Meeting of The College of Psychoanalysts – UK with Health Professions Council

DL also emphasised that training does not involve the transmission of knowledge but is, rather, about questioning knowledge and particularly oneself as the analyst. A personal analysis is therefore the principal feature of any training which cannot promise to ‘train’ anyone, since training in psychoanalysis is retroactive. Furthermore, analysis does not aim primarily at removal of symptoms. Given the importance of transference and the retroactive effect of training, standards of proficiency might be antithetical to the training of psychoanalysts.

DL emphasised that The College is not against regulation but that we question very seriously whether the form of regulation proposed by HPC is suitable for psychoanalysis. DL raised the question of whether some other form of regulation might be feasible.

MS asked whether psychoanalysts were regulated statutorily elsewhere in the world. DL told him briefly of the models in Australia, France and the USA. MS paid due attention to all of this and again stated that a recommendation by HPC that psychoanalysis should not be included in any plans to regulate psychotherapy would be one possibility.

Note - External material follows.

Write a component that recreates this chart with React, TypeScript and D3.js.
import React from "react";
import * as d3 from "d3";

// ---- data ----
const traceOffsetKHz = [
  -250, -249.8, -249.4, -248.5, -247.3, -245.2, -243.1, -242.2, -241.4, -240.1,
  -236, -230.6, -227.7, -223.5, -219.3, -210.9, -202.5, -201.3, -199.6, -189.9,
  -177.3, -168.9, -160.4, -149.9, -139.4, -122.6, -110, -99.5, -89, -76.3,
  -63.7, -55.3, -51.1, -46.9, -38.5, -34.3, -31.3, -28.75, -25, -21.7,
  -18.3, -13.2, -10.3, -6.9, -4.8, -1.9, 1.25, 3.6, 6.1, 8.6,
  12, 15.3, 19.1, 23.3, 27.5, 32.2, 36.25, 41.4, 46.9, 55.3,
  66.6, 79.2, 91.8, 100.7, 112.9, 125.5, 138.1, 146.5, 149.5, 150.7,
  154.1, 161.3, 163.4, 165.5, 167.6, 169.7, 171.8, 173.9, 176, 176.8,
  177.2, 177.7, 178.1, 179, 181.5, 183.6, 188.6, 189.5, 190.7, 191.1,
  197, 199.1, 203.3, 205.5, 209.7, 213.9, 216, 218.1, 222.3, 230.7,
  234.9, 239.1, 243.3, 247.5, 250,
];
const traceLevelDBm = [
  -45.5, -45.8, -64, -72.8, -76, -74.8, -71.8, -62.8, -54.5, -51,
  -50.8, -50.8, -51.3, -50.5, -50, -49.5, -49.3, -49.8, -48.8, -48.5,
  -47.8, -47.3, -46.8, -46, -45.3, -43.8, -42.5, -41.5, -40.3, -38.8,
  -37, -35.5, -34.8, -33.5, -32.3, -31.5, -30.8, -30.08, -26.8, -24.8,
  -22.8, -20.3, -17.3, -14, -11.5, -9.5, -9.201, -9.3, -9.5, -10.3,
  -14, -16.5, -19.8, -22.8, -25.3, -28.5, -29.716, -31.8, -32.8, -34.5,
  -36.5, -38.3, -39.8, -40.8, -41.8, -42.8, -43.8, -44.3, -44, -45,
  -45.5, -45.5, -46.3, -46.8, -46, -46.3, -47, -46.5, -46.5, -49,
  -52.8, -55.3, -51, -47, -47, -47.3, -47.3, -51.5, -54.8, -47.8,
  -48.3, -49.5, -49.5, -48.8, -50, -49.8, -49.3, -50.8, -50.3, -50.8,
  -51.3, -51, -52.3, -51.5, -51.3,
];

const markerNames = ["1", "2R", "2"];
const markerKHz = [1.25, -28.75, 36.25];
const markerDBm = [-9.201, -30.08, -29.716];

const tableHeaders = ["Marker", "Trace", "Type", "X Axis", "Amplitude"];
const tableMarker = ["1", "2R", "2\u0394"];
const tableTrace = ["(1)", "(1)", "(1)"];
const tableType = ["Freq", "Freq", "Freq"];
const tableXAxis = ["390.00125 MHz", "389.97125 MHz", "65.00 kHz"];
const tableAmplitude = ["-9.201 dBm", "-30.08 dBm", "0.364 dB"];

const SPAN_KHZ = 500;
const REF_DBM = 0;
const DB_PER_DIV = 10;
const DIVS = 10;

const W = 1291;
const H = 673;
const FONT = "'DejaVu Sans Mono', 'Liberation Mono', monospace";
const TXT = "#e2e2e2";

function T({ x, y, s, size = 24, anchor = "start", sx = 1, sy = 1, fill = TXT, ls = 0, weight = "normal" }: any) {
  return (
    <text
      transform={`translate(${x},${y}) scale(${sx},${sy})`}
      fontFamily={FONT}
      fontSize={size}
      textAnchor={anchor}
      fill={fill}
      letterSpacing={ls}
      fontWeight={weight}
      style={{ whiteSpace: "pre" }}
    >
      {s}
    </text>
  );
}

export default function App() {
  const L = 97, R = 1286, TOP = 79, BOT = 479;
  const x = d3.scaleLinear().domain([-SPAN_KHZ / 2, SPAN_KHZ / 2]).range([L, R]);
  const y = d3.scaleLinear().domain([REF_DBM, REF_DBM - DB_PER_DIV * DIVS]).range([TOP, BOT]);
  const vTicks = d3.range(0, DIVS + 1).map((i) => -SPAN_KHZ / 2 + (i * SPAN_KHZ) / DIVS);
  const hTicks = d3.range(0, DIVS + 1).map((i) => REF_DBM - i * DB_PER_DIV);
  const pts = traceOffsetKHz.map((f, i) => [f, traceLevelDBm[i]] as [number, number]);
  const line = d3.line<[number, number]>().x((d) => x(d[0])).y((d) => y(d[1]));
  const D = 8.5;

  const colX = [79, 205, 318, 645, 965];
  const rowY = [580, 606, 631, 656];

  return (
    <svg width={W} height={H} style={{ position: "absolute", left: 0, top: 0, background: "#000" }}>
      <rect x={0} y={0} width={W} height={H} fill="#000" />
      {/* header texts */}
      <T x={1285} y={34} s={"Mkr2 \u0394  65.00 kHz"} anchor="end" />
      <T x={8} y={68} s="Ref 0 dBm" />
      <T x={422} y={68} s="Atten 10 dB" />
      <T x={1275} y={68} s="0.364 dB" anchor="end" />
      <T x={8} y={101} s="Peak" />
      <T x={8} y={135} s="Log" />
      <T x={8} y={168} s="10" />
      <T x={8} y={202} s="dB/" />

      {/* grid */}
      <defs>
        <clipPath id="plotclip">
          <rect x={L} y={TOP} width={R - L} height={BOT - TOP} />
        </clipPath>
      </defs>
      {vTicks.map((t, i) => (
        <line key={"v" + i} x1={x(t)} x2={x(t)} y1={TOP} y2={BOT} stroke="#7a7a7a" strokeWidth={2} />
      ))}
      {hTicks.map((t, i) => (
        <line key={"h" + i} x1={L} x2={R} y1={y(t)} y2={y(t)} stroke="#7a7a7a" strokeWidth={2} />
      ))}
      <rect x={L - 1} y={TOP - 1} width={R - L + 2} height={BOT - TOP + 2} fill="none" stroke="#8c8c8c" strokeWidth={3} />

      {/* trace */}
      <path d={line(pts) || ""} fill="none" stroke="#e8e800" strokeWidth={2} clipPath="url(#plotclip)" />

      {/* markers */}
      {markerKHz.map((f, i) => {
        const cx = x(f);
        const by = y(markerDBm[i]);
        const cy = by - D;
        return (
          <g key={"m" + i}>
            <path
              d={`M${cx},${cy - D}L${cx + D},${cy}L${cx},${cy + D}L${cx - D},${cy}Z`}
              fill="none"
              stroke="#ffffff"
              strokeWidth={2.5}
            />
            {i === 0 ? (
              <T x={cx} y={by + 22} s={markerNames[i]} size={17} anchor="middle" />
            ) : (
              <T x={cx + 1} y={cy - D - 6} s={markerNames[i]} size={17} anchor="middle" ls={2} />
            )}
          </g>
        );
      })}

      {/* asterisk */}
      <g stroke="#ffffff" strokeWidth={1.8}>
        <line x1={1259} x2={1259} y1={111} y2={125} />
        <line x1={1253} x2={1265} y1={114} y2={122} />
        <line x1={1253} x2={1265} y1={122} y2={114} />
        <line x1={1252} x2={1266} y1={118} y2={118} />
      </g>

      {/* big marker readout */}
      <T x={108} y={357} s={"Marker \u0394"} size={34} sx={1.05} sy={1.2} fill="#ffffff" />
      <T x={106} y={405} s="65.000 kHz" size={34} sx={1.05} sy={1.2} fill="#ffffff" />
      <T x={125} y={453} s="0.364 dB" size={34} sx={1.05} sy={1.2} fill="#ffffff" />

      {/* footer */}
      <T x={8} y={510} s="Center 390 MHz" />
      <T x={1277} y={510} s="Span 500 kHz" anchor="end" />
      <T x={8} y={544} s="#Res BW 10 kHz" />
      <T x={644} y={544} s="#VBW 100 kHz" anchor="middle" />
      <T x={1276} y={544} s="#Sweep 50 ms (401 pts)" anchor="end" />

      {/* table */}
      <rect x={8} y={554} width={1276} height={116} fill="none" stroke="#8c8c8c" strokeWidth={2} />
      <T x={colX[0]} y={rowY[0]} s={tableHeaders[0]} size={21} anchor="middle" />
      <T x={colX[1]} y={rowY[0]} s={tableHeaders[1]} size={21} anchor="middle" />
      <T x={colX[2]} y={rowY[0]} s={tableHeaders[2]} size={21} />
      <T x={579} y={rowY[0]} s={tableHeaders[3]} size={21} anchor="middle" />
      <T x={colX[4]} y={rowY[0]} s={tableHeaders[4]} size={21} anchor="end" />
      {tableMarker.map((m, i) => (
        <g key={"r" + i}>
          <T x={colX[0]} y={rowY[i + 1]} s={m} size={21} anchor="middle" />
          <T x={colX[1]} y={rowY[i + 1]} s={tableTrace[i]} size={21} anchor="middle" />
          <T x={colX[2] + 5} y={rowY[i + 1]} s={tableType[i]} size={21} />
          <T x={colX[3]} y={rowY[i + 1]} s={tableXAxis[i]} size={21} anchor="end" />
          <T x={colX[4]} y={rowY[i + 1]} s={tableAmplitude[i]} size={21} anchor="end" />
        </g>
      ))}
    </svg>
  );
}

It was clear, however, that what he was saying in this regard was entirely hypothetical and constituted no specific proposal or undertaking.

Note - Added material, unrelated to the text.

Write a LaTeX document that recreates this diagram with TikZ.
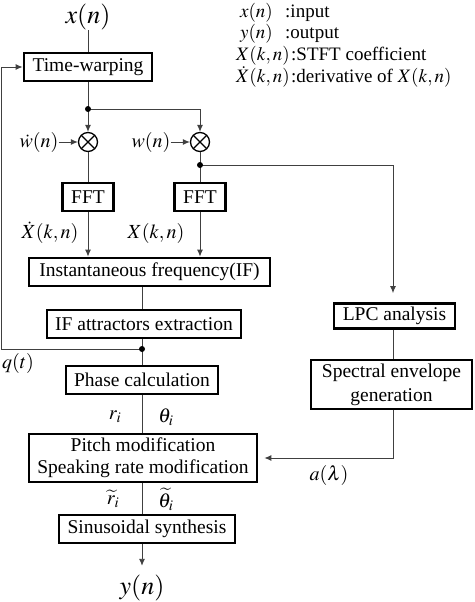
\documentclass[tikz,border=0pt]{standalone}
\usepackage{mathptmx}
\usepackage{fontspec}
\setmainfont{Liberation Serif}
\usetikzlibrary{arrows.meta}
\begin{document}
\begin{tikzpicture}[x=1pt,y=-1pt,
  blk/.style={draw=black,line width=2.8pt,inner sep=0pt,align=center,font=\fontsize{19.5}{22}\selectfont,fill=white},
  con/.style={draw=black!75,line width=0.9pt},
  arr/.style={con,-{Latex[length=7pt,width=6pt]}},
  lbl/.style={inner sep=0pt,font=\fontsize{20}{22}\selectfont},
  big/.style={inner sep=0pt,font=\fontsize{26}{28}\selectfont},
  leg/.style={inner sep=0pt,font=\fontsize{19}{22}\selectfont},
  dotj/.style={circle,fill=black,inner sep=0pt,minimum size=6pt},
  mult/.style={circle,draw=black,line width=1.3pt,minimum size=19pt,inner sep=0pt,
    path picture={\draw[line width=1.3pt] (path picture bounding box.south west)--(path picture bounding box.north east)
      (path picture bounding box.north west)--(path picture bounding box.south east);}}
]
\useasboundingbox (0,0) rectangle (474,602);

% top input / output
\node[big] (xn) at (88,17) {$x(n)$};
\node[big] (yn) at (142,588) {$y(n)$};

% legend
\node[leg,anchor=base east] (l1) at (273,18) {$x(n)$};
\node[leg,anchor=base west] (d1) at (285,18) {:input};
\node[leg,anchor=base east] (l2) at (273,38) {$y(n)$};
\node[leg,anchor=base west] (d2) at (285,38) {:output};
\node[leg,anchor=base east] (l3) at (290,60) {$X(k,n)$};
\node[leg,anchor=base west] (d3) at (291,60) {:STFT coefficient};
\node[leg,anchor=base east] (l4) at (290,82) {$\dot{X}(k,n)$};
\node[leg,anchor=base west] (d4) at (291,82) {:derivative of $X(k,n)$};

% blocks
\node[blk,minimum width=128pt,minimum height=28pt] (TW) at (88,67) {Time-warping};
\node[mult] (m1) at (88,142) {};
\node[mult] (m2) at (200,142) {};
\node[blk,minimum width=51pt,minimum height=28pt] (F1) at (88,197) {FFT};
\node[blk,minimum width=51pt,minimum height=28pt] (F2) at (200,197) {FFT};
\node[blk,minimum width=241pt,minimum height=28pt] (IF) at (149.5,272) {Instantaneous frequency(IF)};
\node[blk,minimum width=194pt,minimum height=28pt] (IFA) at (144,324) {IF attractors extraction};
\node[blk,minimum width=152pt,minimum height=28pt] (PH) at (142,380) {Phase calculation};
\node[blk,minimum width=228pt,minimum height=48pt] (PM) at (143,458) {Pitch modification\\Speaking rate modification};
\node[blk,minimum width=176pt,minimum height=28pt] (SS) at (147,529) {Sinusoidal synthesis};
\node[blk,minimum width=121pt,minimum height=25pt] (LPC) at (394.5,316) {LPC analysis};
\node[blk,minimum width=161pt,minimum height=49pt] (SE) at (391.5,384.5) {Spectral envelope\\[2pt]generation};

% labels
\node[lbl] (wd) at (39,142) {$\dot{w}(n)$};
\node[lbl] (w) at (151,142) {$w(n)$};
\node[lbl] (Xd) at (50,233) {$\dot{X}(k,n)$};
\node[lbl] (X) at (156,233) {$X(k,n)$};
\node[lbl] (q) at (18,363) {$q(t)$};
\node[lbl] (r) at (115,417) {$r_i$};
\node[lbl] (th) at (166,417) {$\theta_i$};
\node[lbl] (rt) at (113,499) {$\widetilde{r}_i$};
\node[lbl] (tht) at (166,499) {$\widetilde{\theta}_i$};
\node[lbl] (a) at (329,475) {$a(\lambda)$};

% junctions
\coordinate (j1) at (88,109);
\coordinate (j3) at (200,165);
\coordinate (qj) at (142,349);
\coordinate (fb1) at (1,349);
\coordinate (fb2) at (1,67);
\coordinate (lt) at (393,165);
\coordinate (at) at (393,458);

% connectors
\draw[con] (xn) -- (TW);
\draw[con] (TW) -- (j1);
\draw[arr] (j1) -- (m1);
\draw[arr] (j1) -| (m2);
\draw[arr] (wd) -- (m1);
\draw[arr] (w) -- (m2);
\draw[con] (m1) -- (F1);
\draw[con] (m2) -- (F2);
\draw[con] (j3) -- (lt);
\draw[arr,shorten >=9pt] (lt) -- (LPC.north -| lt);
\draw[arr] (F1) -- (IF.north -| F1);
\draw[arr] (F2) -- (IF.north -| F2);
\draw[con] (IF.south -| qj) -- (IFA.north -| qj);
\draw[con] (IFA.south -| qj) -- (PH.north -| qj);
\draw[arr] (qj) -- (fb1) -- (fb2) -- (TW.west);
\draw[con] (PH.south -| qj) -- (PM.north -| qj);
\draw[con] (PM.south -| qj) -- (SS.north -| qj);
\draw[arr,shorten >=9pt] (SS.south -| qj) -- (yn);
\draw[con] (LPC.south -| lt) -- (SE.north -| lt);
\draw[arr,shorten >=6pt] (SE.south -| lt) -- (at) -- (PM.east |- at);

\node[dotj] at (j1) {};
\node[dotj] at (j3) {};
\node[dotj] at (qj) {};
\end{tikzpicture}
\end{document}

Finally, JC asked MS specifically whether, if a practitioner was registered with HPC as entitled to use, for example, the regulated professional title psychotherapist, they would nevertheless be free to use, in addition, some other non-protected professional title currently in use within the profession, for example Jungian analyst. MS attempted to deflect the question by beginning to outline the powers of HPC to regulate, in addition, specialist professional titles such as this. JC stopped him, saying he was well aware of those provisions but wanted an answer to the specific question: if there is a regulated professional title, say psychotherapist or psychodynamic psychotherapist, would a practitioner registered with HPC as entitled to use such a professional title be at liberty, in addition, to use a specialist non-registered professional title e.g. Jungian analyst. MS responded unequivocally that such a practitioner would be free to use such an additional professional title if it was indeed not a protected professional title.